EXERCISE INSTRUCTIONS >>
Copy each line exactly.

SUPPLIED INFORMATION >>

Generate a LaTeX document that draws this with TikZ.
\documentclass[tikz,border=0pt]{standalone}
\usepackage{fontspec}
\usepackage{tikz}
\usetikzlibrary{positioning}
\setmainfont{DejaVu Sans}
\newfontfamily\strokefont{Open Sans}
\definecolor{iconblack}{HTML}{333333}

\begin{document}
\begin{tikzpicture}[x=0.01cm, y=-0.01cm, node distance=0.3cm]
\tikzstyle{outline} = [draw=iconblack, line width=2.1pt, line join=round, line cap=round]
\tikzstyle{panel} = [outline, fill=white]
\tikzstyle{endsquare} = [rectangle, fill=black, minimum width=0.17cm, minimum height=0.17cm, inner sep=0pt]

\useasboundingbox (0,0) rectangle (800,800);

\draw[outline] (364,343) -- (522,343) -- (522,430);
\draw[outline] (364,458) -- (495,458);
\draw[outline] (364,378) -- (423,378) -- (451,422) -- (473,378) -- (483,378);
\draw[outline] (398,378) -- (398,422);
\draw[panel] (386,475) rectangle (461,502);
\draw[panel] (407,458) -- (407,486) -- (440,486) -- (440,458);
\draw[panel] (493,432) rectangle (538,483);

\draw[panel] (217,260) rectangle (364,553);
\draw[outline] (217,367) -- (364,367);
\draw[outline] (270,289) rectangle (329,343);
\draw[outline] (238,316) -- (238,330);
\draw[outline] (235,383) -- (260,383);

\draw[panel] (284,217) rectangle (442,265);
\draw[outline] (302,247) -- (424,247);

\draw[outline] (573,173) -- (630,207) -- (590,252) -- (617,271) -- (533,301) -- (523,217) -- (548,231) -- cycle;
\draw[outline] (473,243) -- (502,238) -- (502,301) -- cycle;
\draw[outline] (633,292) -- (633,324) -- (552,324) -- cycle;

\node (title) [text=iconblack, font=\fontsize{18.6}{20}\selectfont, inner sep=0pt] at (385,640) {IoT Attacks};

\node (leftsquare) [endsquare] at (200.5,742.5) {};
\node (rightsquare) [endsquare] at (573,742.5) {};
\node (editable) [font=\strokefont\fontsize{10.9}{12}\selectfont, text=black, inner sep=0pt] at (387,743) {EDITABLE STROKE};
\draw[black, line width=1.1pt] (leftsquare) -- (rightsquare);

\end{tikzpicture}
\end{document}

COMPLETED TASK >>
Generate a LaTeX document that draws this with TikZ.
\documentclass[tikz,border=0pt]{standalone}
\usepackage{fontspec}
\usepackage{tikz}
\usetikzlibrary{positioning}
\setmainfont{DejaVu Sans}
\newfontfamily\strokefont{Open Sans}
\definecolor{iconblack}{HTML}{333333}

\begin{document}
\begin{tikzpicture}[x=0.01cm, y=-0.01cm, node distance=0.3cm]
\tikzstyle{outline} = [draw=iconblack, line width=2.1pt, line join=round, line cap=round]
\tikzstyle{panel} = [outline, fill=white]
\tikzstyle{endsquare} = [rectangle, fill=black, minimum width=0.17cm, minimum height=0.17cm, inner sep=0pt]

\useasboundingbox (0,0) rectangle (800,800);

\draw[outline] (364,343) -- (522,343) -- (522,430);
\draw[outline] (364,458) -- (495,458);
\draw[outline] (364,378) -- (423,378) -- (451,422) -- (473,378) -- (483,378);
\draw[outline] (398,378) -- (398,422);
\draw[panel] (386,475) rectangle (461,502);
\draw[panel] (407,458) -- (407,486) -- (440,486) -- (440,458);
\draw[panel] (493,432) rectangle (538,483);

\draw[panel] (217,260) rectangle (364,553);
\draw[outline] (217,367) -- (364,367);
\draw[outline] (270,289) rectangle (329,343);
\draw[outline] (238,316) -- (238,330);
\draw[outline] (235,383) -- (260,383);

\draw[panel] (284,217) rectangle (442,265);
\draw[outline] (302,247) -- (424,247);

\draw[outline] (573,173) -- (630,207) -- (590,252) -- (617,271) -- (533,301) -- (523,217) -- (548,231) -- cycle;
\draw[outline] (473,243) -- (502,238) -- (502,301) -- cycle;
\draw[outline] (633,292) -- (633,324) -- (552,324) -- cycle;

\node (title) [text=iconblack, font=\fontsize{18.6}{20}\selectfont, inner sep=0pt] at (385,640) {IoT Attacks};

\node (leftsquare) [endsquare] at (200.5,742.5) {};
\node (rightsquare) [endsquare] at (573,742.5) {};
\node (editable) [font=\strokefont\fontsize{10.9}{12}\selectfont, text=black, inner sep=0pt] at (387,743) {EDITABLE STROKE};
\draw[black, line width=1.1pt] (leftsquare) -- (rightsquare);

\end{tikzpicture}
\end{document}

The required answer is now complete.